História goela abaixo

Roberto Kaz

  • Em novembro de 2006, o diretório regional do PMDB do Rio de Janeiro publicou a revista Nós governamos para os cidadãos, com 190 páginas coloridas que cobriam o casal Garotinho de elogios. O texto de abertura, assinado pela própria dupla, dizia que seus anos à frente do governo fluminense representaram “um verdadeiro cerco. Se o direito à metáfora nos permitisse fazer analogia bélica e histórica, foi como governar Stalingrado em pleno sítio nazista durante a Segunda Guerra”.

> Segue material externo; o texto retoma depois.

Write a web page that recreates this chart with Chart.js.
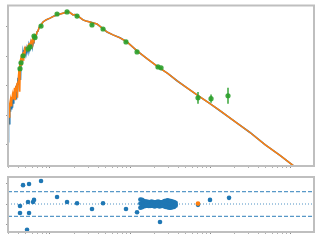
<!DOCTYPE html>
<html>
<head>
<meta charset="utf-8">
<script src="https://cdn.jsdelivr.net/npm/chart.js@4"></script>
<style>
  html, body { margin: 0; padding: 0; background: #fff; }
  #wrap { position: relative; width: 320px; height: 240px; }
  canvas { position: absolute; left: 0; }
  #sedChart { top: 0; }
  #residChart { top: 170px; }
</style>
</head>
<body>
<div id="wrap">
  <canvas id="sedChart" width="320" height="170"></canvas>
  <canvas id="residChart" width="320" height="70"></canvas>
</div>
<script>
// everything is log10: wavelength (Angstrom) and flux

// noisy UV part of the model, full res (blue) and binned (orange)
const uvWave = [2.475, 2.481, 2.488, 2.494, 2.500, 2.506, 2.513, 2.519, 2.525, 2.531,
  2.538, 2.544, 2.550, 2.556, 2.563, 2.569, 2.575, 2.581, 2.588, 2.594,
  2.600, 2.606, 2.613, 2.619, 2.625, 2.631, 2.638, 2.644, 2.650, 2.656,
  2.663, 2.669, 2.675, 2.681, 2.688, 2.700, 2.713, 2.725, 2.738, 2.750,
  2.763, 2.775, 2.788, 2.800, 2.813, 2.825, 2.838, 2.850, 2.863, 2.875];
const uvFluxModel = [-13.90, -13.15, -12.81, -13.32, -12.68, -12.88, -12.47, -12.81, -12.41, -12.75,
  -12.31, -12.61, -12.20, -12.47, -12.10, -12.31, -12.00, -12.47, -11.93, -12.20,
  -11.73, -11.97, -11.39, -11.59, -11.19, -11.80, -11.05, -11.29, -10.98, -11.19,
  -10.88, -11.05, -10.78, -10.98, -10.68, -10.92, -10.71, -10.85, -10.58, -10.68,
  -10.51, -10.64, -10.41, -10.47, -10.31, -10.34, -10.17, -10.14, -10.03, -9.97];
const uvFluxBinned = [-13.32, -12.98, -12.75, -13.09, -12.61, -12.47, -12.68, -12.37, -12.54, -12.31,
  -12.44, -12.20, -12.34, -12.07, -12.47, -12.14, -12.00, -12.20, -11.90, -12.41,
  -11.86, -11.66, -11.46, -11.25, -12.20, -11.12, -11.05, -11.32, -11.02, -10.95,
  -11.12, -10.85, -10.95, -10.78, -10.88, -10.71, -10.78, -10.64, -10.58, -10.61,
  -10.47, -10.58, -10.37, -10.44, -10.27, -10.31, -10.17, -10.14, -10.03, -9.97];

// smooth part, same in both
const contWave = [2.9125, 2.95, 3.0, 3.05, 3.0875, 3.15, 3.2125, 3.25, 3.2875, 3.3125,
  3.35, 3.4125, 3.45, 3.5, 3.5875, 3.65, 3.7125, 3.7875, 3.875, 3.9625,
  4.0875, 4.2125, 4.35, 4.475, 4.5875, 4.7125, 4.8375, 5.0, 5.125, 5.3125,
  5.5, 5.6875, 5.875, 6.0375, 6.1875];
const contFlux = [-9.83, -9.76, -9.70, -9.63, -9.59, -9.54, -9.49, -9.51, -9.59, -9.58,
  -9.63, -9.76, -9.80, -9.83, -9.90, -10.03, -10.17, -10.27, -10.37, -10.51,
  -10.81, -11.08, -11.36, -11.59, -11.83, -12.07, -12.31, -12.61, -12.85, -13.22,
  -13.59, -14.00, -14.37, -14.71, -15.02];

// photometry
const photWave = [2.625, 2.638, 2.663, 2.725, 2.750, 2.800, 2.813, 2.888, 3.088, 3.213,
  3.338, 3.525, 3.663, 3.950, 4.088, 4.350, 4.388, 4.850, 5.013, 5.225];
const photFlux = [-11.42, -11.22, -10.98, -10.75, -10.68, -10.31, -10.36, -9.97, -9.56, -9.49,
  -9.63, -9.93, -10.07, -10.51, -10.85, -11.36, -11.39, -12.41, -12.44, -12.34];
const photErr = [0.04, 0.04, 0.04, 0.03, 0.03, 0.03, 0.03, 0.03, 0.03, 0.03,
  0.03, 0.03, 0.03, 0.03, 0.03, 0.03, 0.03, 0.20, 0.14, 0.27];

// residuals (sigma)
const residWave = [2.625, 2.625, 2.663, 2.713, 2.725, 2.738, 2.738, 2.788, 2.800, 2.888,
  3.088, 3.213, 3.338, 3.525, 3.663, 3.950, 4.088, 4.375, 4.850, 5.000, 5.238];
const residValue = [-0.5, -2.2, 4.6, -6.3, 0.5, 4.9, -2.2, 0.5, 1.0, 5.6,
  1.7, 0.5, 0.2, -1.2, 0.2, -1.2, -2.0, -4.4, -0.2, 1.0, 1.5];
const clumpWave = [4.13, 4.15, 4.17, 4.19, 4.21, 4.23, 4.25, 4.27, 4.29, 4.31, 4.33, 4.35,
  4.37, 4.39, 4.41, 4.43, 4.45, 4.47, 4.49, 4.51, 4.53, 4.55, 4.57];
const clumpUpper = [1.1, 1.0, 0.8, 0.6, 0.6, 0.5, 0.5, 0.6, 0.5, 0.4, 0.5, 0.6,
  0.5, 0.4, 0.5, 0.7, 0.8, 0.9, 0.8, 0.7, 0.6, 0.5, 0.3];
const clumpMid = [0.1, 0.0, -0.1, 0.0, 0.1, 0.0, -0.1, 0.0, 0.1, 0.0, 0.0, 0.1,
  0.0, -0.1, 0.0, 0.1, 0.0, 0.0, -0.1, 0.0, 0.0, 0.1, -0.1];
const clumpLower = [-0.9, -0.8, -0.6, -0.5, -0.4, -0.5, -0.5, -0.4, -0.5, -0.6, -0.4, -0.5,
  -0.6, -0.5, -0.4, -0.6, -0.7, -0.8, -0.9, -0.9, -0.8, -0.7, -0.4];
const flaggedWave = [4.85];
const flaggedResid = [0.1];
const sigmaLevel = 3;

// axes
const xRange = [2.475, 6.3];
const sedRange = [-14.73, -9.27];
const residRange = [-6.83, 6.59];
const sedTicks = [-14, -13, -12, -11, -10];
const residTicks = [-5, 0, 5];

const pts = (xs, ys) => xs.map((x, i) => ({ x: x, y: ys[i] }));

function logTicks(min, max) {
  let out = [];
  for (let k = Math.floor(min); k <= Math.ceil(max); k++) {
    for (let m = 1; m <= 9; m++) {
      const v = k + Math.log10(m);
      if (v >= min && v <= max) out.push({ value: v, major: m === 1 });
    }
  }
  return out;
}

const framePlugin = {
  id: 'frame',
  afterDraw(chart) {
    const { ctx, chartArea: a } = chart;
    ctx.save();
    ctx.strokeStyle = '#bfbfbf';
    ctx.lineWidth = 2;
    ctx.strokeRect(a.left, a.top, a.right - a.left, a.bottom - a.top);
    ctx.restore();
  }
};

const errorBarPlugin = {
  id: 'errorBars',
  afterDatasetsDraw(chart) {
    const { ctx, chartArea: a, scales } = chart;
    ctx.save();
    ctx.beginPath();
    ctx.rect(a.left, a.top, a.right - a.left, a.bottom - a.top);
    ctx.clip();
    ctx.strokeStyle = '#2ca02c';
    ctx.lineWidth = 1.4;
    photWave.forEach((w, i) => {
      const px = scales.x.getPixelForValue(w);
      ctx.beginPath();
      ctx.moveTo(px, scales.y.getPixelForValue(photFlux[i] - photErr[i]));
      ctx.lineTo(px, scales.y.getPixelForValue(photFlux[i] + photErr[i]));
      ctx.stroke();
    });
    ctx.restore();
  }
};

function xAxis() {
  return {
    type: 'linear',
    min: xRange[0],
    max: xRange[1],
    afterBuildTicks: (s) => { s.ticks = logTicks(xRange[0], xRange[1]); },
    afterFit: (s) => { s.height = 2; },
    ticks: { display: false },
    border: { display: false },
    grid: {
      drawOnChartArea: false,
      drawTicks: true,
      tickLength: 2,
      tickWidth: 1,
      tickColor: (c) => (c.tick && c.tick.major ? '#8c8c8c' : '#b0b0b0')
    }
  };
}

function yAxis(range, tickList) {
  return {
    type: 'linear',
    min: range[0],
    max: range[1],
    afterBuildTicks: (s) => { s.ticks = tickList.map((v) => ({ value: v })); },
    afterFit: (s) => { s.width = 2; },
    ticks: { display: false },
    border: { display: false },
    grid: { drawOnChartArea: false, drawTicks: true, tickLength: 2, tickWidth: 1, tickColor: '#9a9a9a' }
  };
}

const common = {
  responsive: false,
  animation: false,
  devicePixelRatio: 1,
  plugins: { legend: { display: false }, tooltip: { enabled: false } }
};

new Chart(document.getElementById('sedChart'), {
  type: 'scatter',
  data: {
    datasets: [
      {
        data: pts(photWave, photFlux),
        pointRadius: 2.6,
        pointBackgroundColor: 'rgba(44,160,44,0.9)',
        pointBorderWidth: 0,
        order: 0
      },
      {
        data: pts(uvWave, uvFluxBinned).concat(pts(contWave, contFlux)),
        showLine: true,
        borderColor: '#ff7f0e',
        borderWidth: 1.5,
        pointRadius: 0,
        order: 1
      },
      {
        data: pts(uvWave, uvFluxModel).concat(pts(contWave, contFlux)),
        showLine: true,
        borderColor: '#1f77b4',
        borderWidth: 1.6,
        pointRadius: 0,
        order: 2
      }
    ]
  },
  options: Object.assign({}, common, {
    layout: { padding: { left: 6, right: 6, top: 5.5, bottom: 1.5 } },
    scales: { x: xAxis(), y: yAxis(sedRange, sedTicks) }
  }),
  plugins: [errorBarPlugin, framePlugin]
});

const fullX = [xRange[0], xRange[1]];

new Chart(document.getElementById('residChart'), {
  type: 'scatter',
  data: {
    datasets: [
      {
        data: pts(flaggedWave, flaggedResid),
        pointRadius: 2.3,
        pointBackgroundColor: '#ff7f0e',
        pointBorderWidth: 0,
        clip: false,
        order: 0
      },
      {
        data: pts(residWave, residValue)
          .concat(pts(clumpWave, clumpUpper))
          .concat(pts(clumpWave, clumpMid))
          .concat(pts(clumpWave, clumpLower)),
        pointRadius: 2.3,
        pointBackgroundColor: '#1f77b4',
        pointBorderWidth: 0,
        clip: false,
        order: 1
      },
      {
        data: pts(fullX, [sigmaLevel, sigmaLevel]),
        showLine: true, pointRadius: 0,
        borderColor: '#2f7fba', borderWidth: 1, borderDash: [4, 2],
        order: 2
      },
      {
        data: pts(fullX, [-sigmaLevel, -sigmaLevel]),
        showLine: true, pointRadius: 0,
        borderColor: '#2f7fba', borderWidth: 1, borderDash: [4, 2],
        order: 2
      },
      {
        data: pts(fullX, [0, 0]),
        showLine: true, pointRadius: 0,
        borderColor: 'rgba(47,127,186,0.85)', borderWidth: 1, borderDash: [1, 2],
        order: 3
      }
    ]
  },
  options: Object.assign({}, common, {
    layout: { padding: { left: 6, right: 6, top: 7, bottom: 6 } },
    scales: { x: xAxis(), y: yAxis(residRange, residTicks) }
  }),
  plugins: [framePlugin]
});
</script>
</body>
</html>
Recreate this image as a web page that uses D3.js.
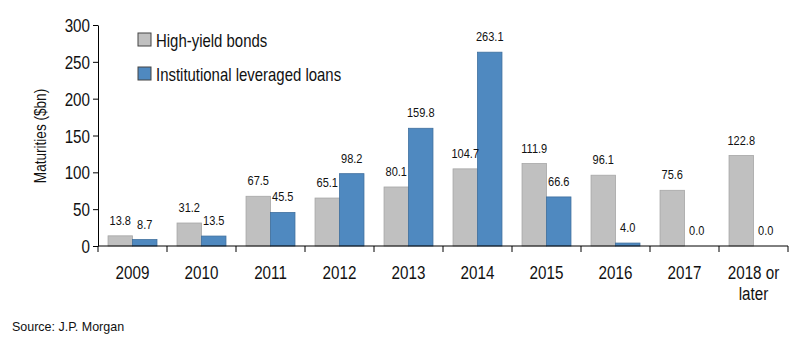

    Talvez por inspiração dos tempos de guerra – quando grandes líderes eram ovacionados e homenageados com esculturas ainda em vida –, na semana seguinte foi inaugurada uma estátua do próprio casal em uma praça na pequena cidade de São Fidélis, no norte do estado do Rio de Janeiro. Por iniciativa do prefeito David Loureiro, também do PMDB, Anthony e Rosinha Garotinho tiveram suas imagens eternizadas em tamanho natural. Reza a lenda que o local foi palco de brigas e reencontros da então dupla de namorados.

    Anthony e Rosinha Garotinho não são os únicos políticos atuais do Brasil a receber homenagem ainda em vida. Em São Luís, no Maranhão, o senador José Sarney tem um memorial com seu nome dentro do Convento das Mercês. O memorial conta com documentos do período da passagem de Sarney pela Presidência da República, além de um mausoléu onde ele pretende ser sepultado. No campo esportivo, este fato se repete com freqüência. Em notícia publicada no dia 1º de outubro de 2006 na Folha de S. Paulo, os jornalistas Eduardo Arruda e Paulo Cobos mostraram que mais de vinte estádios no país foram batizados com nomes de pessoas vivas, a maioria delas da área política.

    Em Santarém, os times jogam no “Barbalhão”, inaugurado na década de 1980, quando o deputado federal Jader Barbalho foi governador do Pará. Em Teresina, há o estádio “Albertão”, em homenagem a Alberto Silva, ex-governador do Piauí e atual senador. Na Bahia, o caso é mais explícito: seis cidades batizaram seus estádios de Antônio Carlos Magalhães.

  • Pesquisadora de História Contemporânea do Brasil do CPDOC/FGV, Ângela de Castro Gomes vê com receio o caso de políticos que se auto-homenageiam por meio de estádios e memoriais que levam seus nomes. Ela chama a atenção para o fato de que esses homens não fazem distinção entre bens públicos e privados. Quanto à estátua erguida em homenagem ao casal Garotinho, ela acredita que as pessoas saberão reconhecer o valor meramente momentâneo da peça:

    – A estátua foi instalada na praça de uma cidade do interior, certamente guiada por razões políticas. Foi inaugurada no momento em que o casal estava deixando o poder. Ela não tem o mesmo peso do Memorial JK, por exemplo, que fica na Esplanada dos Ministérios, em Brasília. Ou do busto em homenagem a Getulio Vargas, instalado na praça da Cinelândia, no Rio de Janeiro, onde ficam a Biblioteca Nacional, o Theatro Municipal e a Câmara dos Vereadores. A população sabe distinguir entre uma homenagem póstuma e outra de cunho eleitoral e partidário.